Here we define dataset_key and point of interest.


In [2]:
API_key = open('APIKEY').read().strip()
dataset_key = 'chg_chirps_global_05'
#Palo Alto
latitude = 37.42
longitude = -122.17

Now it's time to read the actual data as Pandas DataFrame. We add separate columns for 'year' and 'month' for later use. For reading the data, we use function get_data_from_point_API from module named get_data_from_point_API which is in the Notebook folder (the same folder where this script is located in GitHub). At the end of this box we also print out Pandas data structure so that you can see how it looks like.


In [3]:
data = get_data_from_point_API(dataset_key, longitude, latitude, API_key)
data['time'] = pd.to_datetime(data['time'])
data['year'] = data['time'].dt.year
data['month'] = data['time'].dt.month
data = data.loc[data['year'] < 2019] 
print (data.keys())


http://api.planetos.com/v1/datasets/chg_chirps_global_05/point?lat=37.42&lon=-122.17&apikey=8428878e4b944abeb84790e832c633fc&count=100000&z=all&verbose=False
Index(['context', 'axes', 'time', 'latitude', 'longitude', 'precip', 'year',
       'month'],
      dtype='object')

Now that we have fetched the time-series of precipitation data, we can easily compute the following statistics:

  1. Number of completely dry days since 1981
  2. Number of completely dry days by year
  3. Number of days with more than 20 mm precipitation in a year
  4. Annual precipitation by year
  5. Daily maximum precipitation by year
  6. Average annual cycle of precipitation
  7. Histogram

In [4]:
print ('There have been ' + str(len(data.loc[data['precip'] == 0])) + ' completely dry days in Palo Alto of ' + str(len(data)) + ' total.')
print ('It means that ' + str(round((100. * len(data.loc[data['precip'] == 0]))/len(data),2)) +  '% of the days since 1981 have been completely dry in Palo Alto.')


There have been 12526 completely dry days in Palo Alto of 13879 total.
It means that 90.25% of the days since 1981 have been completely dry in Palo Alto.

The following plot will show the number of days by year with no observed precipitation. We can see that the difference between the years is not significant.


In [5]:
make_plot(data.loc[data['precip'] == 0].groupby('year').count()['precip'],dataset_key,'Completely dry days by year')


In this plot we look at how many days had more than 20 mm precipitation in a year.
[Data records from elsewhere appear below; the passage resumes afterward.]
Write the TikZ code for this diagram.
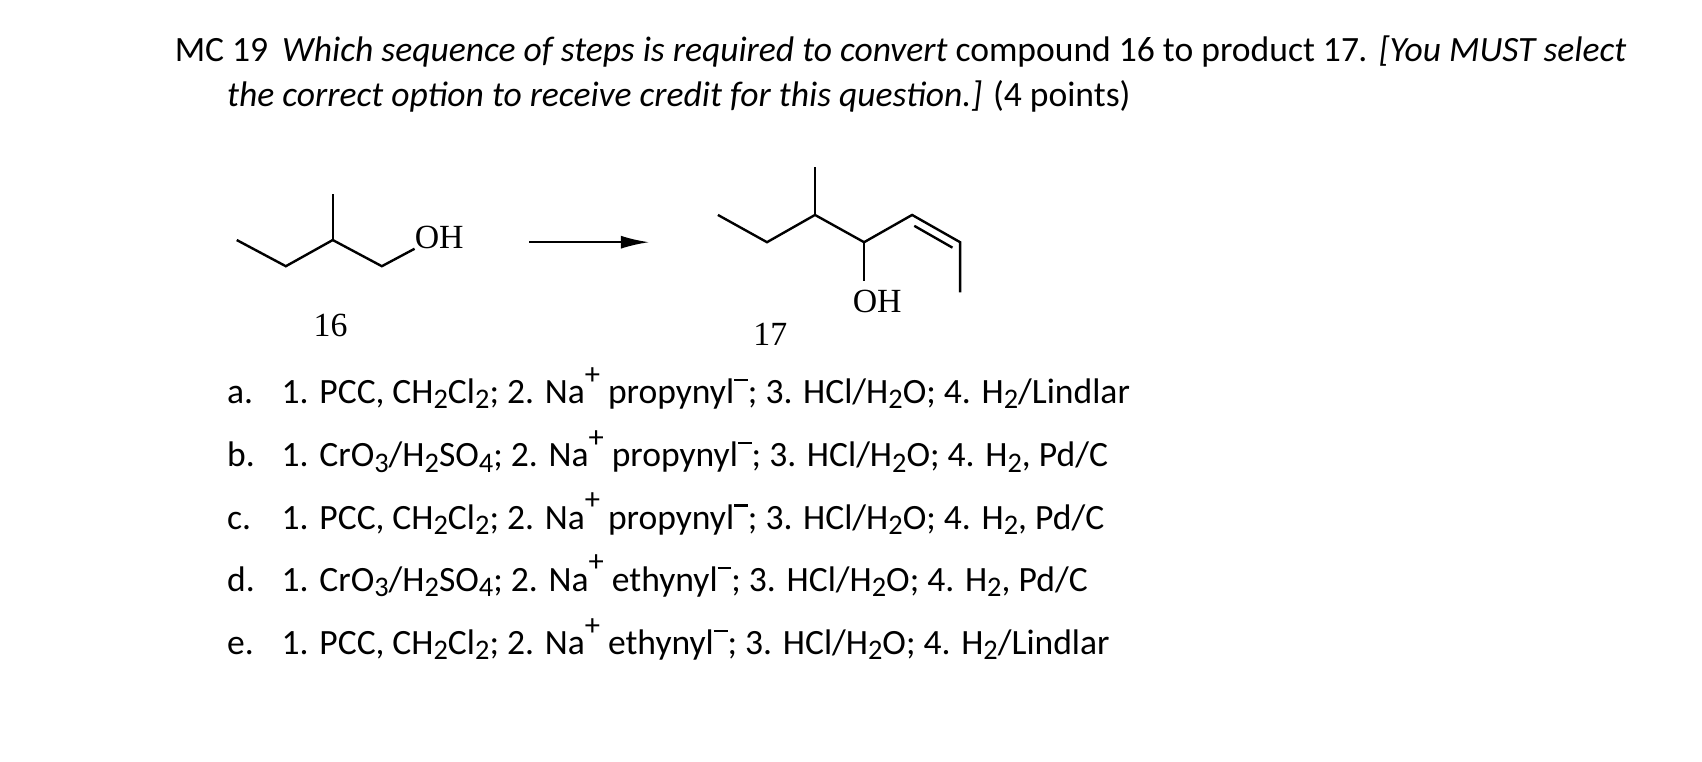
\documentclass[tikz,border=0pt]{standalone}
\usepackage{fontspec}
\usetikzlibrary{arrows.meta}
\setmainfont{Carlito}
\newfontfamily\chem{Liberation Serif}
\newcommand\sbs[1]{\raisebox{-0.3ex}{\fontsize{26}{26}\selectfont #1}}
\newcommand\sps[1]{\raisebox{0.55em}{\fontsize{28}{28}\selectfont #1}}
\newcommand\mns{\rule[0.2ex]{0.45em}{2pt}}
\tikzset{txt/.style={anchor=base west,inner sep=0,font=\fontsize{32.6}{38}\selectfont},
 chemlbl/.style={inner sep=0,font=\chem\fontsize{31}{31}\selectfont},
 bond/.style={line width=2.2pt,line join=miter}}
\begin{document}
\begin{tikzpicture}[x=1pt,y=-1pt]
\useasboundingbox (0,0) rectangle (1560,698);
\node[txt] (h1) at (160,56) {MC 19\, \textit{Which sequence of steps is required to convert} compound 16 to product 17\textit{. [You MUST select}};
\node[txt] (h2) at (208,98) {\textit{the correct option to receive credit for this question.]} (4 points)};
% compound 16
\draw[bond] (217,220) -- (262,244) -- (305,220) -- (350,244) -- (380,228);
\draw[bond] (305,220) -- (305,178);
\node[chemlbl,anchor=west] (oh1) at (380,218) {OH};
\node[chemlbl] (n16) at (303,298) {16};
% arrow
\coordinate (a1) at (485,222); \coordinate (a2) at (595,222);
\draw[line width=2pt,-{Latex[length=26pt,width=12pt]}] (a1) -- (a2);
% compound 17
\draw[bond] (658,197) -- (703,222) -- (747,197) -- (792,222) -- (836,197) -- (880,222) -- (880,268);
\draw[bond] (747,197) -- (747,153);
\draw[bond] (838,207) -- (873,227);
\draw[bond] (792,222) -- (792,258);
\node[chemlbl] (oh2) at (804,276) {OH};
\node[chemlbl] (n17) at (706,306) {17};
% options
\foreach \l/\n/\y/\t in {
 a./1/370/{1. PCC, CH\sbs{2}Cl\sbs{2}; 2. Na\sps{+} propynyl\sps{\mns}; 3. HCl/H\sbs{2}O; 4. H\sbs{2}/Lindlar},
 b./2/428/{1. CrO\sbs{3}/H\sbs{2}SO\sbs{4}; 2. Na\sps{+} propynyl\sps{\mns}; 3. HCl/H\sbs{2}O; 4. H\sbs{2}, Pd/C},
 c./3/485/{1. PCC, CH\sbs{2}Cl\sbs{2}; 2. Na\sps{+} propynyl\sps{\mns}; 3. HCl/H\sbs{2}O; 4. H\sbs{2}, Pd/C},
 d./4/542/{1. CrO\sbs{3}/H\sbs{2}SO\sbs{4}; 2. Na\sps{+} ethynyl\sps{\mns}; 3. HCl/H\sbs{2}O; 4. H\sbs{2}, Pd/C},
 e./5/600/{1. PCC, CH\sbs{2}Cl\sbs{2}; 2. Na\sps{+} ethynyl\sps{\mns}; 3. HCl/H\sbs{2}O; 4. H\sbs{2}/Lindlar}}
{\node[txt] (lab\n) at (208,\y) {\l}; \node[txt] (opt\n) at (258,\y) {\t};}
\end{tikzpicture}
\end{document}
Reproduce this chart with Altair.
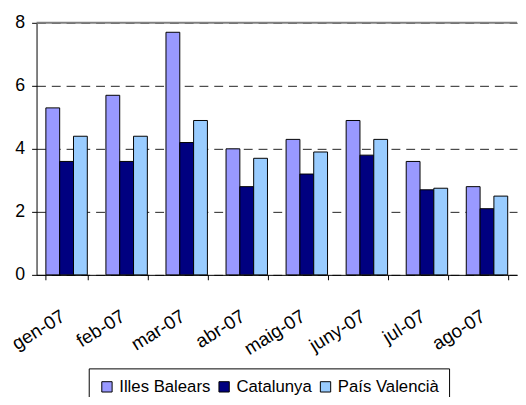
import altair as alt
import pandas as pd

months = ["gen-07", "feb-07", "mar-07", "abr-07", "maig-07", "juny-07", "jul-07", "ago-07"]
series = ["Illes Balears", "Catalunya", "País Valencià"]
illes_balears = [5.3, 5.7, 7.7, 4.0, 4.3, 4.9, 3.6, 2.8]
catalunya = [3.6, 3.6, 4.2, 2.8, 3.2, 3.8, 2.7, 2.1]
pais_valencia = [4.4, 4.4, 4.9, 3.7, 3.9, 4.3, 2.75, 2.5]
colors = ["#9999FF", "#000080", "#99CCFF"]
y_ticks = [0, 2, 4, 6, 8]
y_max = [8]

rows = []
for name, vals in zip(series, [illes_balears, catalunya, pais_valencia]):
    for m, v in zip(months, vals):
        rows.append({"month": m, "series": name, "value": v})
df = pd.DataFrame(rows)

FONT = "Liberation Sans"

bars = alt.Chart(df).mark_bar(stroke="black", strokeWidth=1).encode(
    x=alt.X("month:N", sort=months, title=None,
            scale=alt.Scale(paddingInner=0.31, paddingOuter=0.155),
            axis=alt.Axis(labelAngle=-32, labelAlign="right", labelBaseline="middle",
                          labelPadding=35, labelOffset=-4, labelFontSize=19, labelFont=FONT,
                          labelColor="black", tickBand="extent", tickSize=5,
                          tickColor="black", domainColor="black", grid=False)),
    xOffset=alt.XOffset("series:N", sort=series),
    y=alt.Y("value:Q", title=None,
            scale=alt.Scale(domain=[0, 8], nice=False),
            axis=alt.Axis(values=y_ticks, labelFontSize=18, labelFont=FONT,
                          labelColor="black", tickSize=5, tickColor="black",
                          domainColor="black", labelPadding=7,
                          grid=True, gridColor="#222222", gridDash=[9, 6],
                          gridWidth=1)),
    color=alt.Color("series:N", sort=series, title=None,
                    scale=alt.Scale(domain=series, range=colors),
                    legend=alt.Legend(orient="none", direction="horizontal",
                                      legendX=53, legendY=351,
                                      strokeColor="black", padding=10,
                                      symbolType="square", symbolSize=110,
                                      symbolStrokeColor="black", symbolStrokeWidth=1,
                                      labelFontSize=17, labelFont=FONT,
                                      labelColor="black", labelOffset=4,
                                      columnPadding=5)),
)

top = alt.Chart(pd.DataFrame({"v": y_max})).mark_rule(color="#808080", strokeWidth=2).encode(
    y=alt.Y("v:Q")
)

chart = alt.layer(bars, top).properties(
    width=488, height=256,
    autosize=alt.AutoSizeParams(type="none"),
    padding={"left": 29, "top": 12, "right": 1, "bottom": 121},
).configure_view(stroke=None)

chart.save("out.html", embed_options={"renderer": "svg", "actions": False})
In 1998, one of the strongest El Niño years in the recent history, is the clear winner. Daniel Swain also brought out the fact in his Weather West blog that California’s wettest years on record were 1982-1983 and 1997-1998, and they occurred during the strongest El Niño years. Those years clearly stand out in our demo as well.

Daniel also says that the common belief that El Niño always brings a lot of water to the Golden State is not particularly true. It does, however, increase the potential of more precipitation.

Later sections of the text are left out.